Aronofsky a choisi de complexifié la cellule familiale, si les animaux vont bien chacun par paire, que Noé a sa femme,  Naameh (Jennifer Connelly), ce n’est pas le cas de tous ses fils. En effet, si l’aîné a bien une femme, survivante recueillie enfant, Cham et Japhet sont donc condamnés à ne pouvoir avoir de descendance. C’est Cham qui va ouvertement confronter son père à sa demande légitime et ouvrir la brèche d’un conflit profond et irréversible. « Le Créateur pourvoira à tout » se borne-t-il à répondre à un fils meurtri par ce qu’il considère comme une injustice. De même, faut-il laisser toute l’humanité emporter par les flots ? « Il y aussi des innocents ! » lui reprochent Sem. Le huis clos oppressant dans l’Arche permet de porter à leur climax des sentiments exacerbés par le mutisme d’un Noé aveuglé par sa mission : « Notre tâche est plus importante que nos désirs ». Témoin de la sauvagerie extrême du genre humain, il est convaincu qu’il faut que seule la faune qu’ils auront sauvée puisse vivre et se reproduire.
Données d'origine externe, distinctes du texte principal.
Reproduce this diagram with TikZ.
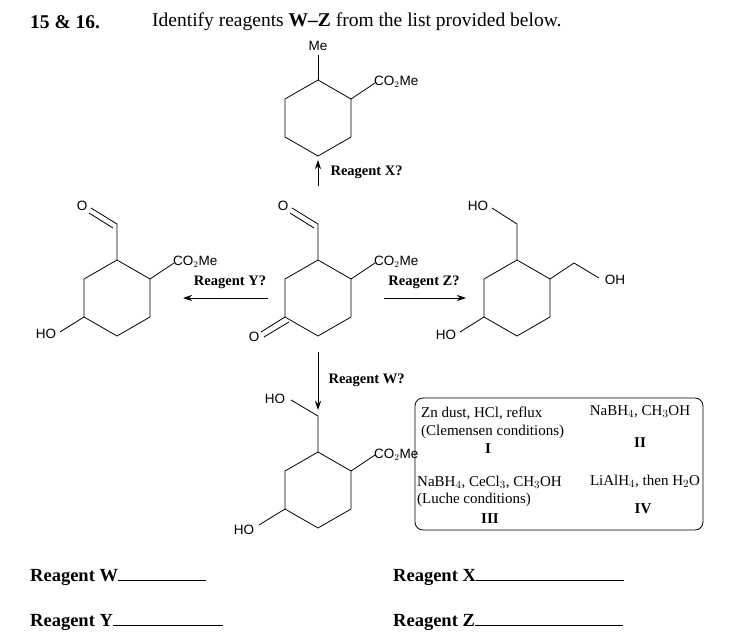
\documentclass[tikz,border=0pt]{standalone}
\usepackage{fontspec}
\setmainfont{Liberation Serif}
\newfontfamily\chemfont{Liberation Sans}
\usetikzlibrary{arrows.meta,positioning,calc}

% hexagon with pointy top, centre (#1,#2)
\newcommand{\hexring}[2]{%
  \draw[bond] (#1,#2-38) -- (#1+33,#2-19) -- (#1+33,#2+19) -- (#1,#2+38)
    -- (#1-33,#2+19) -- (#1-33,#2-19) -- cycle;}

\tikzset{
  bond/.style={line width=0.8pt, line join=round},
  atom/.style={font=\chemfont\fontsize{13.5}{13.5}\selectfont, inner sep=1pt},
  rxn/.style={-{Stealth[length=9pt,width=6pt]}, line width=0.8pt},
  rlab/.style={font=\bfseries\fontsize{14.5}{14.5}\selectfont},
  boxtxt/.style={font=\fontsize{15}{16}\selectfont, inner sep=0pt},
  roman/.style={font=\bfseries\fontsize{15}{16}\selectfont, inner sep=0pt},
  answer/.style={font=\bfseries\fontsize{18.5}{18.5}\selectfont, anchor=west, inner sep=0pt}
}

\begin{document}
\begin{tikzpicture}[x=1pt, y=-1pt]
  \useasboundingbox (0,0) rectangle (748,634);

  % Title
  \node[anchor=west, font=\bfseries\fontsize{19.5}{19.5}\selectfont, inner sep=0pt] (num) at (30,22) {15 \& 16.};
  \node[anchor=west, font=\fontsize{19.5}{19.5}\selectfont, inner sep=0pt] (task) at (152,22)
    {Identify reagents \textbf{W--Z} from the list provided below.};

  % Top product (reagent X)
  \hexring{318}{118}
  \draw[bond] (318,80) -- (318,55);
  \node[atom] (me) at (318,46) {Me};
  \draw[bond] (351,99) -- (375,83);
  \node[atom, anchor=west] (esX) at (373,82) {CO$_2$Me};

  % Starting material (centre)
  \hexring{318}{298}
  \draw[bond] (318,260) -- (318,224) -- (292,208);
  \draw[bond] (314,228) -- (290,213);
  \node[atom] (oA) at (283,206) {O};
  \draw[bond] (351,279) -- (375,263);
  \node[atom, anchor=west] (esC) at (373,262) {CO$_2$Me};
  \draw[bond] (285,317) -- (261,332);
  \draw[bond] (289,322) -- (264,337);
  \node[atom] (oK) at (254,337) {O};

  % Left product (reagent Y)
  \hexring{117}{298}
  \draw[bond] (117,260) -- (117,224) -- (91,208);
  \draw[bond] (113,228) -- (89,213);
  \node[atom] (oY) at (82,206) {O};
  \draw[bond] (150,279) -- (174,263);
  \node[atom, anchor=west] (esY) at (172,262) {CO$_2$Me};
  \draw[bond] (84,317) -- (60,332);
  \node[atom] (hoY) at (46,334) {HO};

  % Right product (reagent Z)
  \hexring{517}{298}
  \draw[bond] (517,260) -- (517,224) -- (492,208);
  \node[atom] (hoZa) at (478,206) {HO};
  \draw[bond] (550,279) -- (574,263) -- (599,278);
  \node[atom] (ohZ) at (615,280) {OH};
  \draw[bond] (484,317) -- (460,332);
  \node[atom] (hoZb) at (446,335) {HO};

  % Bottom product (reagent W)
  \hexring{318}{490}
  \draw[bond] (318,452) -- (318,416) -- (291,400);
  \node[atom] (hoWa) at (275,399) {HO};
  \draw[bond] (351,471) -- (375,455);
  \node[atom, anchor=west] (esW) at (373,455) {CO$_2$Me};
  \draw[bond] (285,509) -- (259,525);
  \node[atom] (hoWb) at (244,530) {HO};

  % Reaction arrows
  \coordinate (xs) at (318,186); \coordinate (xe) at (318,160);
  \coordinate (ys) at (268,298); \coordinate (ye) at (183,298);
  \coordinate (zs) at (384,298); \coordinate (ze) at (466,298);
  \coordinate (ws) at (318,352); \coordinate (we) at (318,410);
  \draw[rxn] (xs) -- (xe);
  \draw[rxn] (ys) -- (ye);
  \draw[rxn] (zs) -- (ze);
  \draw[rxn] (ws) -- (we);
  \node[rlab, anchor=west] (labX) at (327,172) {Reagent X?};
  \node[rlab] (labY) at (230,282) {Reagent Y?};
  \node[rlab] (labZ) at (424,282) {Reagent Z?};
  \node[rlab, anchor=west] (labW) at (325,380) {Reagent W?};

  % Reagent list
  \draw[rounded corners=8pt, line width=0.8pt] (415,398) rectangle (703,530);
  \node[boxtxt, anchor=west] (r1a) at (421,413) {Zn dust, HCl, reflux};
  \node[boxtxt, anchor=west] (r1b) at (421,432) {(Clemensen conditions)};
  \node[roman] (r1) at (488,449) {I};
  \node[boxtxt] (r2a) at (640,412) {NaBH$_4$, CH$_3$OH};
  \node[roman] (r2) at (640,443) {II};
  \node[boxtxt, anchor=west] (r3a) at (417,482) {NaBH$_4$, CeCl$_3$, CH$_3$OH};
  \node[boxtxt, anchor=west] (r3b) at (417,500) {(Luche conditions)};
  \node[roman] (r3) at (490,519) {III};
  \node[boxtxt] (r4a) at (645,481) {LiAlH$_4$, then H$_2$O};
  \node[roman] (r4) at (643,509) {IV};

  % Answer lines
  \node[answer] (ansW) at (30,577) {Reagent W\rule{88pt}{0.9pt}};
  \node[answer] (ansX) at (393,577) {Reagent X\rule{148pt}{0.9pt}};
  \node[answer] (ansY) at (30,622) {Reagent Y\rule{110pt}{0.9pt}};
  \node[answer] (ansZ) at (393,622) {Reagent Z\rule{148pt}{0.9pt}};
\end{tikzpicture}
\end{document}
Cette volonté radicale de laisser s’éteindre sa descendance marque le revers psychologique d’un homme profondément bouleversé par ce qu’il est lui-même, un humain. Hymne au souffle entrainant, le film fait tanguer les remous et les dilemmes en donnant de l’ampleur et de la profondeur troublante à la figure d’un des patriarches biblique réputé pour être « juste et intègre » (Genèse, VI, 9). Et si le film consacre un nouveau jour, il est loin de s’être fait sans détours.